• [TO BE DONE]:
Print word for word the first line of the listing below and every line after it, through the line with "label_pos = [0.055, 0.955, 1.912, 2.97, 3.99, 4.89]". Leave out the pictures and the rest.

• [AVAILABLE DATA]:
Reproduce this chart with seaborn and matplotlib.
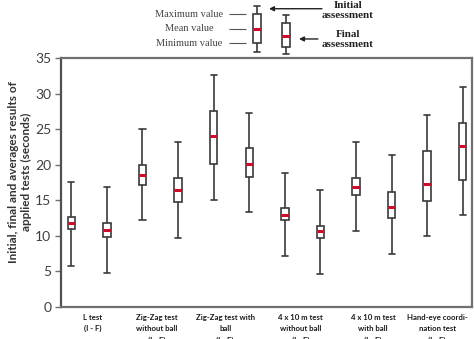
import numpy as np
import pandas as pd
import matplotlib
matplotlib.use("Agg")
import matplotlib.pyplot as plt
import seaborn as sns

# ---- data -----------------------------------------------------------------
tests = [
    "L test\n(I - F)",
    "Zig-Zag test\nwithout ball\n(I - F)",
    "Zig-Zag test with\nball\n(I - F)",
    "4 x 10 m test\nwithout ball\n(I - F)",
    "4 x 10 m test\nwith ball\n(I - F)",
    "Hand-eye coordi-\nnation test\n(I - F)",
]
assessments = ["Initial", "Final"]

# initial assessment: minimum, lower box edge, mean, upper box edge, maximum
initial_min = [5.8, 12.2, 15.1, 7.2, 10.7, 10.0]
initial_low = [10.9, 17.2, 20.1, 12.2, 15.7, 14.9]
initial_mean = [11.8, 18.5, 24.0, 13.0, 16.8, 17.3]
initial_high = [12.6, 20.0, 27.5, 13.9, 18.2, 21.9]
initial_max = [17.6, 25.0, 32.6, 18.8, 23.2, 27.0]

# final assessment
final_min = [4.8, 9.7, 13.4, 4.7, 7.5, 13.0]
final_low = [9.8, 14.7, 18.3, 9.7, 12.5, 17.9]
final_mean = [10.85, 16.5, 20.1, 10.65, 14.1, 22.6]
final_high = [11.8, 18.2, 22.4, 11.45, 16.2, 25.9]
final_max = [16.8, 23.2, 27.3, 16.4, 21.3, 30.9]

# schematic key boxes shown above the chart (arbitrary units)
key_initial = [0.89, 2.07, 4.13, 6.15, 7.37]
key_final = [0.52, 1.59, 3.10, 4.97, 6.10]
key_labels = ["Maximum value", "Mean value", "Minimum value"]

yticks = [0, 5, 10, 15, 20, 25, 30, 35]
# where each test's caption sits along the x axis (category units)
label_pos = [0.055, 0.955, 1.912, 2.97, 3.99, 4.89]

# ---- long-form table ------------------------------------------------------
rows = []
series = {
    "Initial": (initial_min, initial_low, initial_mean, initial_high, initial_max),
    "Final": (final_min, final_low, final_mean, final_high, final_max),
}
for i, test in enumerate(tests):
    for a in assessments:
        for col in series[a]:
            rows.append({"test": test, "assessment": a, "value": col[i]})
df = pd.DataFrame(rows)

key_df = pd.DataFrame(
    [{"assessment": "Initial", "value": v} for v in key_initial]
    + [{"assessment": "Final", "value": v} for v in key_final]
)

# ---- figure ---------------------------------------------------------------
sns.set_style("white")
plt.rcParams["font.family"] = ["Lato", "DejaVu Sans"]

W, H = 474, 339
fig = plt.figure(figsize=(W / 100, H / 100), dpi=100)

line_col = "#3a3a3a"
red = "#c8102e"
frame_col = "#707070"

ax = fig.add_axes([61 / W, 1 - 307 / H, (472 - 61) / W, (307 - 58) / H])
sns.boxplot(
    data=df, x="test", y="value", hue="assessment",
    order=tests, hue_order=assessments,
    palette={"Initial": "white", "Final": "white"},
    width=1.0, gap=0.79, whis=(0, 100), showfliers=False,
    linecolor=line_col, linewidth=1.2,
    medianprops=dict(color=red, linewidth=2.2),
    capwidths=0.085, legend=False, ax=ax,
)
ax.set_xlim(-0.395, 5.38)
ax.set_ylim(0, 35)
ax.set_yticks(yticks)
ax.set_yticklabels([str(t) for t in yticks])
ax.set_xticks(label_pos)
ax.set_xticklabels(tests, fontsize=5.6, fontweight="bold",
                   family=["Liberation Sans Narrow", "Lato"],
                   linespacing=1.7)
ax.set_xlabel("")
ax.set_ylabel(
    "Initial, final and averages results of\napplied tests (seconds)",
    fontsize=8.5, fontweight="bold", color="#333333", va="center",
    linespacing=1.3,
)
ax.yaxis.set_label_coords(-0.1, 0.542)

ax.tick_params(axis="y", direction="out", length=4, width=1, color=frame_col,
               labelsize=10, labelcolor="#404040", pad=3, left=True)
ax.tick_params(axis="x", length=0, pad=5, labelcolor="#1a1a1a")

for side in ["left", "right", "top", "bottom"]:
    ax.spines[side].set_visible(True)
    ax.spines[side].set_color(frame_col)
    ax.spines[side].set_linewidth(1.6)
ax.spines["left"].set_color("#505050")

# ---- key -------------------------------------------------------------------
kx = fig.add_axes([240 / W, 1 - 58 / H, 60 / W, 58 / H])
sns.boxplot(
    data=key_df, x="assessment", y="value", order=assessments,
    color="white", width=0.25, whis=(0, 100), showfliers=False,
    linecolor=line_col, linewidth=1.2,
    medianprops=dict(color=red, linewidth=2.2),
    capwidths=0.2, ax=kx,
)
kx.set_xlim(-0.586, 1.483)
kx.set_ylim(0, 58 / 7.1)
kx.axis("off")

serif = ["Liberation Serif", "DejaVu Serif"]
label_vals = [key_initial[3], key_initial[2], key_initial[1]]
kx.hlines(label_vals, -0.97, -0.38, colors="#555555", linewidth=0.8,
          clip_on=False)
for txt, v in zip(key_labels, label_vals):
    kx.text(-2.34, v, txt, ha="center", va="center", fontsize=7.5,
            color="#444444", family=serif, clip_on=False)

arrow = dict(arrowstyle="-|>", color="#222222", lw=1.0, mutation_scale=7,
             shrinkA=0, shrinkB=0)
kx.annotate("", xy=(0.414, 6.94), xytext=(2.24, 6.94), arrowprops=arrow,
            annotation_clip=False)
kx.annotate("", xy=(1.448, 2.68), xytext=(2.10, 2.68), arrowprops=arrow,
            annotation_clip=False)
kx.text(3.14, 6.69, "Initial\nassessment", ha="center", va="center",
        fontsize=8, fontweight="bold", color="#222222", family=serif,
        linespacing=1.1, clip_on=False)
kx.text(3.14, 2.6, "Final\nassessment", ha="center", va="center",
        fontsize=8, fontweight="bold", color="#222222", family=serif,
        linespacing=1.1, clip_on=False)

fig.savefig("out.png", dpi=100)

• [SOLVED EXERCISE]:
Reproduce this chart with seaborn and matplotlib.
import numpy as np
import pandas as pd
import matplotlib
matplotlib.use("Agg")
import matplotlib.pyplot as plt
import seaborn as sns

# ---- data -----------------------------------------------------------------
tests = [
    "L test\n(I - F)",
    "Zig-Zag test\nwithout ball\n(I - F)",
    "Zig-Zag test with\nball\n(I - F)",
    "4 x 10 m test\nwithout ball\n(I - F)",
    "4 x 10 m test\nwith ball\n(I - F)",
    "Hand-eye coordi-\nnation test\n(I - F)",
]
assessments = ["Initial", "Final"]

# initial assessment: minimum, lower box edge, mean, upper box edge, maximum
initial_min = [5.8, 12.2, 15.1, 7.2, 10.7, 10.0]
initial_low = [10.9, 17.2, 20.1, 12.2, 15.7, 14.9]
initial_mean = [11.8, 18.5, 24.0, 13.0, 16.8, 17.3]
initial_high = [12.6, 20.0, 27.5, 13.9, 18.2, 21.9]
initial_max = [17.6, 25.0, 32.6, 18.8, 23.2, 27.0]

# final assessment
final_min = [4.8, 9.7, 13.4, 4.7, 7.5, 13.0]
final_low = [9.8, 14.7, 18.3, 9.7, 12.5, 17.9]
final_mean = [10.85, 16.5, 20.1, 10.65, 14.1, 22.6]
final_high = [11.8, 18.2, 22.4, 11.45, 16.2, 25.9]
final_max = [16.8, 23.2, 27.3, 16.4, 21.3, 30.9]

# schematic key boxes shown above the chart (arbitrary units)
key_initial = [0.89, 2.07, 4.13, 6.15, 7.37]
key_final = [0.52, 1.59, 3.10, 4.97, 6.10]
key_labels = ["Maximum value", "Mean value", "Minimum value"]

yticks = [0, 5, 10, 15, 20, 25, 30, 35]
# where each test's caption sits along the x axis (category units)
label_pos = [0.055, 0.955, 1.912, 2.97, 3.99, 4.89]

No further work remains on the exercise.